The acquisition didn’t go unchallenged. The U.S. Department of Justice filed an antitrust lawsuit in 2021, arguing the deal would substantially reduce competition in the refined sugar market in violation of the Clayton Act. A federal district court rejected the government’s arguments and cleared the transaction in September 2022. The DOJ appealed, but in July 2023 the Third Circuit Court of Appeals affirmed the lower court’s decision, finding that the government had improperly defined the relevant product market by ignoring the competitive role of sugar distributors.8Justia Law. United States v. United States Sugar Corp., No. 22-2806 (3d Cir. 2023) The ruling let the merger stand and cemented US Sugar’s position as one of the dominant players in American sugar production.

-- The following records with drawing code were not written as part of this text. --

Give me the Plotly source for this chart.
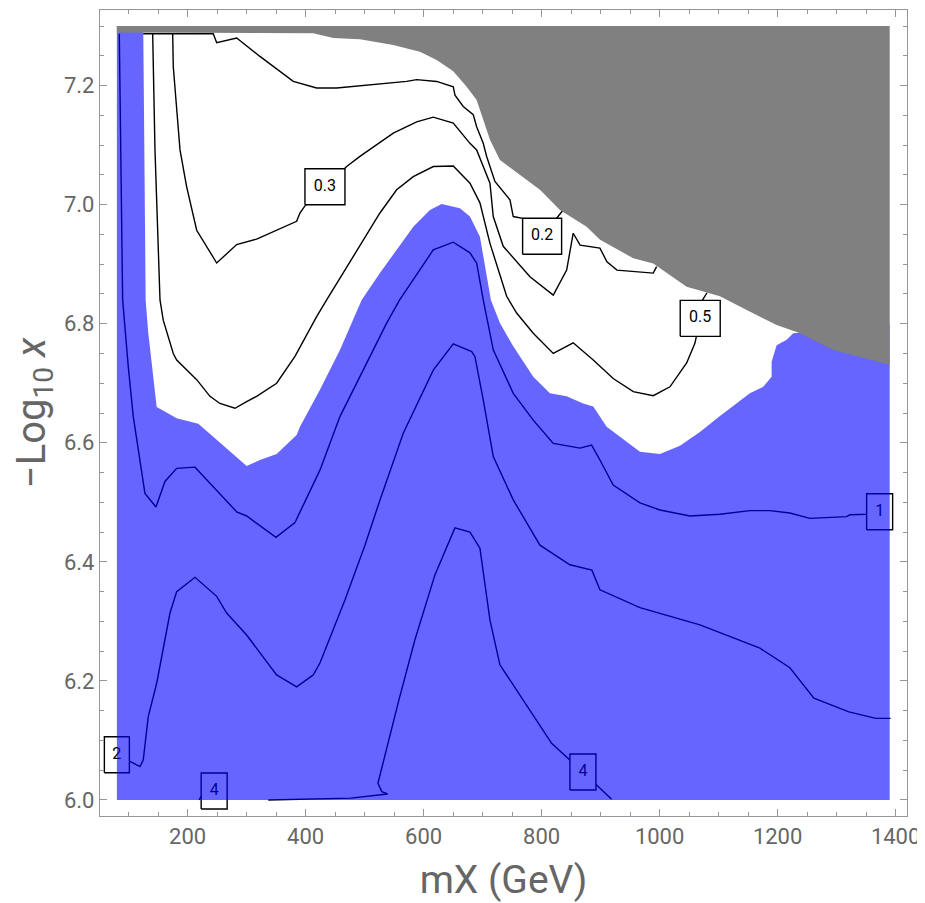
import plotly.graph_objects as go

# ---------------- data ----------------
# Filled regions
blue_x = [80, 80, 124.7, 128.8, 133.2, 144.6, 147.5, 181.4, 218, 243.4, 300, 322.5, 350.8, 384.7, 390.3,
          424.2, 458.1, 494.9, 525.9, 582.4, 610.7, 630.5, 661.5, 678.5, 695.4, 714, 729.3, 751.9, 785.8,
          814.1, 842.4, 870.5, 887.5, 910.2, 932.7, 966.7, 1000.5, 1034.4, 1068.3, 1102.2, 1153, 1175.6,
          1189.8, 1189.8, 1198.3, 1215.3, 1226.4, 1237.8, 1260, 1390, 1390]
blue_y = [6.0, 7.3, 7.3, 6.840, 6.785, 6.678, 6.660, 6.641, 6.632, 6.610, 6.561, 6.571, 6.581, 6.613, 6.627,
          6.689, 6.756, 6.840, 6.885, 6.963, 6.991, 7.001, 6.994, 6.980, 6.946, 6.840, 6.801, 6.762, 6.711,
          6.683, 6.678, 6.666, 6.661, 6.627, 6.610, 6.585, 6.581, 6.595, 6.618, 6.645, 6.683, 6.694,
          6.711, 6.736, 6.764, 6.773, 6.784, 6.785, 6.80, 6.80, 6.0]

gray_x = [80, 1390, 1390, 1294.6, 1238.1, 1198.3, 1147.5, 1102.2, 1045.8, 989.2, 955.3, 899.0, 876.3, 831,
          797.1, 751.9, 729.3, 712.4, 701, 689.8, 672.9, 650.2, 622, 593.7, 548.5, 492, 446.8, 412.9, 80]
gray_y = [7.3, 7.3, 6.731, 6.756, 6.784, 6.798, 6.823, 6.846, 6.862, 6.901, 6.910, 6.941, 6.963, 6.991,
          7.025, 7.058, 7.075, 7.109, 7.142, 7.176, 7.198, 7.224, 7.243, 7.257, 7.268, 7.278, 7.280, 7.288, 7.289]

# Contour lines
c05_x = [140.7, 144.6, 153.1, 158.6, 175.6, 181.4, 215.3, 237.8, 254.7, 280.2, 300, 316.9, 350.8, 381.9,
         418.6, 435.6, 525.9, 554.2, 582.4, 616.3, 650.2, 678.5, 695.4, 712.4, 740.7, 757.6, 785.8, 819.7,
         853.5, 887.5, 921.3, 955.3, 989.2, 1017.5, 1045.8, 1059.8, 1068.8, 1071.7, 1080.2]
c05_y = [7.287, 7.092, 6.840, 6.806, 6.750, 6.739, 6.706, 6.678, 6.666, 6.658, 6.669, 6.678, 6.700, 6.745,
         6.812, 6.840, 6.986, 7.025, 7.047, 7.064, 7.065, 7.036, 7.003, 6.935, 6.846, 6.818, 6.784, 6.750,
         6.768, 6.739, 6.708, 6.686, 6.679, 6.694, 6.734, 6.767, 6.809, 6.838, 6.852]

c03_x = [174.6, 175.6, 187, 198.3, 215.3, 249.2, 283.1, 316.9, 384.7, 390.3, 398.8, 432.7, 469.5, 492,
         548.5, 588.1, 616.3, 650.2, 678.5, 689.8, 712.4, 718, 734.9, 780.2, 819.7, 842.4, 853.5, 865.2,
         898.8, 910.7, 927.6, 989.2, 994.9]
c03_y = [7.287, 7.232, 7.092, 7.030, 6.957, 6.902, 6.933, 6.942, 6.972, 6.986, 6.998, 7.030, 7.064, 7.081,
         7.120, 7.139, 7.147, 7.137, 7.103, 7.092, 7.036, 6.980, 6.930, 6.879, 6.848, 6.890, 6.952, 6.932,
         6.927, 6.904, 6.890, 6.885, 6.896]

c02_x = [124.7, 243.4, 249.2, 283.1, 322.5, 379, 418.6, 452.5, 571.2, 588.1, 622, 650.2, 653.1, 667.1,
         684.1, 689.8, 701, 706.8, 720.8, 746.3, 751.9, 767.8, 800.8, 833.9, 836.6]
c02_y = [7.287, 7.287, 7.272, 7.280, 7.249, 7.207, 7.196, 7.196, 7.207, 7.210, 7.207, 7.198, 7.184, 7.165,
         7.151, 7.131, 7.103, 7.081, 7.039, 7.008, 6.980, 6.977, 6.947, 6.986, 6.991]

c1_x = [84.1, 89.8, 99.3, 107.8, 127.6, 146.3, 161.5, 181.4, 212.4, 283.1, 300, 349.7, 381.9, 424.2, 458.1,
        503.4, 537.3, 559.3, 616.3, 650.2, 678.5, 689.8, 701, 718, 751.9, 785.8, 819.7, 865.2, 884.7, 898.8,
        921.3, 966.7, 1000.5, 1051.3, 1102.2, 1153, 1186.9, 1220.8, 1254.7, 1316.9, 1322.5, 1350.8, 1372.9]
c1_y = [7.287, 6.840, 6.728, 6.644, 6.515, 6.492, 6.535, 6.557, 6.559, 6.484, 6.477, 6.441, 6.466, 6.554,
        6.644, 6.734, 6.801, 6.840, 6.924, 6.937, 6.919, 6.902, 6.840, 6.756, 6.683, 6.638, 6.599, 6.591,
        6.596, 6.571, 6.529, 6.499, 6.487, 6.477, 6.480, 6.486, 6.486, 6.482, 6.473, 6.476, 6.479, 6.480, 6.484]

c2_x = [80, 105.1, 119.2, 124.7, 133.2, 147.5, 170, 181.4, 212.4, 249.2, 266.1, 300, 350.8, 384.7, 412.9,
        424.2, 466.6, 500.5, 526, 565.4, 616.3, 650.2, 681.4, 686.9, 701, 718, 751.9, 797.1, 847.9, 885.2,
        898.8, 966.7, 1068.3, 1170, 1220.8, 1261.5, 1320.8, 1366.6, 1391.5]
c2_y = [6.076, 6.063, 6.056, 6.067, 6.140, 6.196, 6.314, 6.350, 6.374, 6.342, 6.314, 6.277, 6.210, 6.190,
        6.210, 6.230, 6.336, 6.428, 6.504, 6.616, 6.722, 6.766, 6.753, 6.745, 6.672, 6.577, 6.504, 6.428,
        6.395, 6.386, 6.353, 6.323, 6.294, 6.255, 6.222, 6.171, 6.148, 6.137, 6.137]

c4_x = [336.6, 424.2, 476.6, 538.8, 529, 522.5, 558.1, 585.2, 619.1, 653, 678.5, 695.4, 712.4, 729.3,
        767.8, 816.9, 870.0, 894.9, 918.6]
c4_y = [6.000, 6.002, 6.003, 6.010, 6.014, 6.028, 6.168, 6.269, 6.378, 6.457, 6.450, 6.423, 6.302, 6.227,
        6.168, 6.095, 6.047, 6.024, 6.001]

c4b_x = [219.2, 223.1, 244.9]
c4b_y = [6.000, 6.006, 6.015]

# Contour labels
label_text = ["0.3", "0.2", "0.5", "1", "2", "4", "4"]
label_x = [432.7, 800.8, 1068.8, 1372.9, 80, 870.0, 244.9]
label_y = [7.030, 6.947, 6.809, 6.484, 6.076, 6.047, 6.015]

# ---------------- styles ----------------
label_box_px = [40, 39, 40, 26, 25, 26, 26]   # box widths in pixels
BOX_H_PX = 36
GEV_PER_PX = 1.6949
Y_PER_PX = 0.00168

BLUE = "rgba(0,0,255,0.6)"
GRAY = "rgb(128,128,128)"
TXT = "rgb(102,102,102)"
FRAME = "rgb(150,150,150)"
FONT = "Roboto"

fig = go.Figure()

# contour lines (black; blue overlay tints them navy)
for xs, ys in [(c05_x, c05_y), (c03_x, c03_y), (c02_x, c02_y), (c1_x, c1_y),
               (c2_x, c2_y), (c4_x, c4_y), (c4b_x, c4b_y)]:
    fig.add_trace(go.Scatter(x=xs, y=ys, mode="lines",
                             line=dict(color="black", width=1.4),
                             hoverinfo="skip", showlegend=False))

# label boxes
for t, cx, cy, wpx in zip(label_text, label_x, label_y, label_box_px):
    hw = wpx / 2 * GEV_PER_PX
    hh = BOX_H_PX / 2 * Y_PER_PX
    fig.add_trace(go.Scatter(x=[cx - hw, cx + hw, cx + hw, cx - hw, cx - hw],
                             y=[cy - hh, cy - hh, cy + hh, cy + hh, cy - hh],
                             mode="lines", fill="toself", fillcolor="white",
                             line=dict(color="black", width=1.4),
                             hoverinfo="skip", showlegend=False))
fig.add_trace(go.Scatter(x=label_x, y=label_y, text=label_text, mode="text",
                         textfont=dict(family=FONT, size=16, color="black"),
                         hoverinfo="skip", showlegend=False))

# blue region (semi-transparent overlay)
fig.add_trace(go.Scatter(x=blue_x, y=blue_y, mode="lines", fill="toself",
                         fillcolor=BLUE, line=dict(width=0),
                         hoverinfo="skip", showlegend=False))
# gray excluded region
fig.add_trace(go.Scatter(x=gray_x, y=gray_y, mode="lines", fill="toself",
                         fillcolor=GRAY, line=dict(width=0),
                         hoverinfo="skip", showlegend=False))

axis_common = dict(showgrid=False, zeroline=False, showline=True, linecolor=FRAME, linewidth=1.3,
                   mirror="ticks", ticks="inside", ticklen=7, tickwidth=1, tickcolor=FRAME,
                   automargin=False, ticklabeloverflow="allow",
                   tickfont=dict(family=FONT, size=22, color=TXT))

# the page body adds an 8 px offset, so the figure is placed accordingly
fig.update_layout(
    width=917, height=895,
    margin=dict(l=92, r=18.3, t=2, b=87),
    paper_bgcolor="white", plot_bgcolor="white",
    xaxis=dict(range=[51.4, 1419.3], tick0=0, dtick=200,
               minor=dict(ticks="inside", dtick=50, tick0=0, ticklen=4, tickcolor=FRAME),
               title=dict(text="mX (GeV)", font=dict(family=FONT, size=39, color=TXT), standoff=27),
               **axis_common),
    yaxis=dict(range=[5.973, 7.327], tick0=6, dtick=0.2, tickformat=".1f",
               minor=dict(ticks="inside", dtick=0.05, tick0=6, ticklen=4, tickcolor=FRAME),
               title=dict(text="\u2212Log<sub>10</sub> <i>x</i>", font=dict(family=FONT, size=40, color=TXT),
                          standoff=18),
               **axis_common),
)

fig.write_html("out.html")
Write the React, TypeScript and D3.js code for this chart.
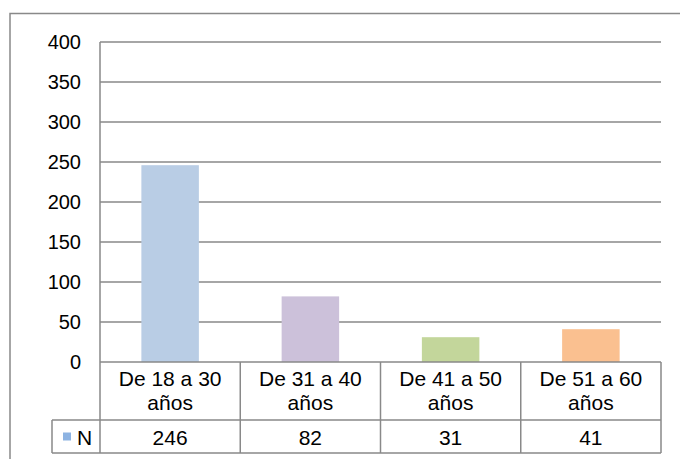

Why the Ownership Structure Matters

Private ownership gives US Sugar unusual freedom to operate on long time horizons without pressure from quarterly earnings reports or activist shareholders. But it also means the people with the biggest financial stake in the company — the roughly 40 percent of equity held by employees — have limited visibility into how the business is run and no independent market to validate what their shares are worth. The Mott family’s ability to influence the board through direct holdings, the foundation, and the Children’s Health Center creates a concentration of control that public-company governance rules would constrain. For a company that farms a quarter-million acres in one of the most ecologically sensitive regions in the country, that private concentration has implications well beyond the balance sheet.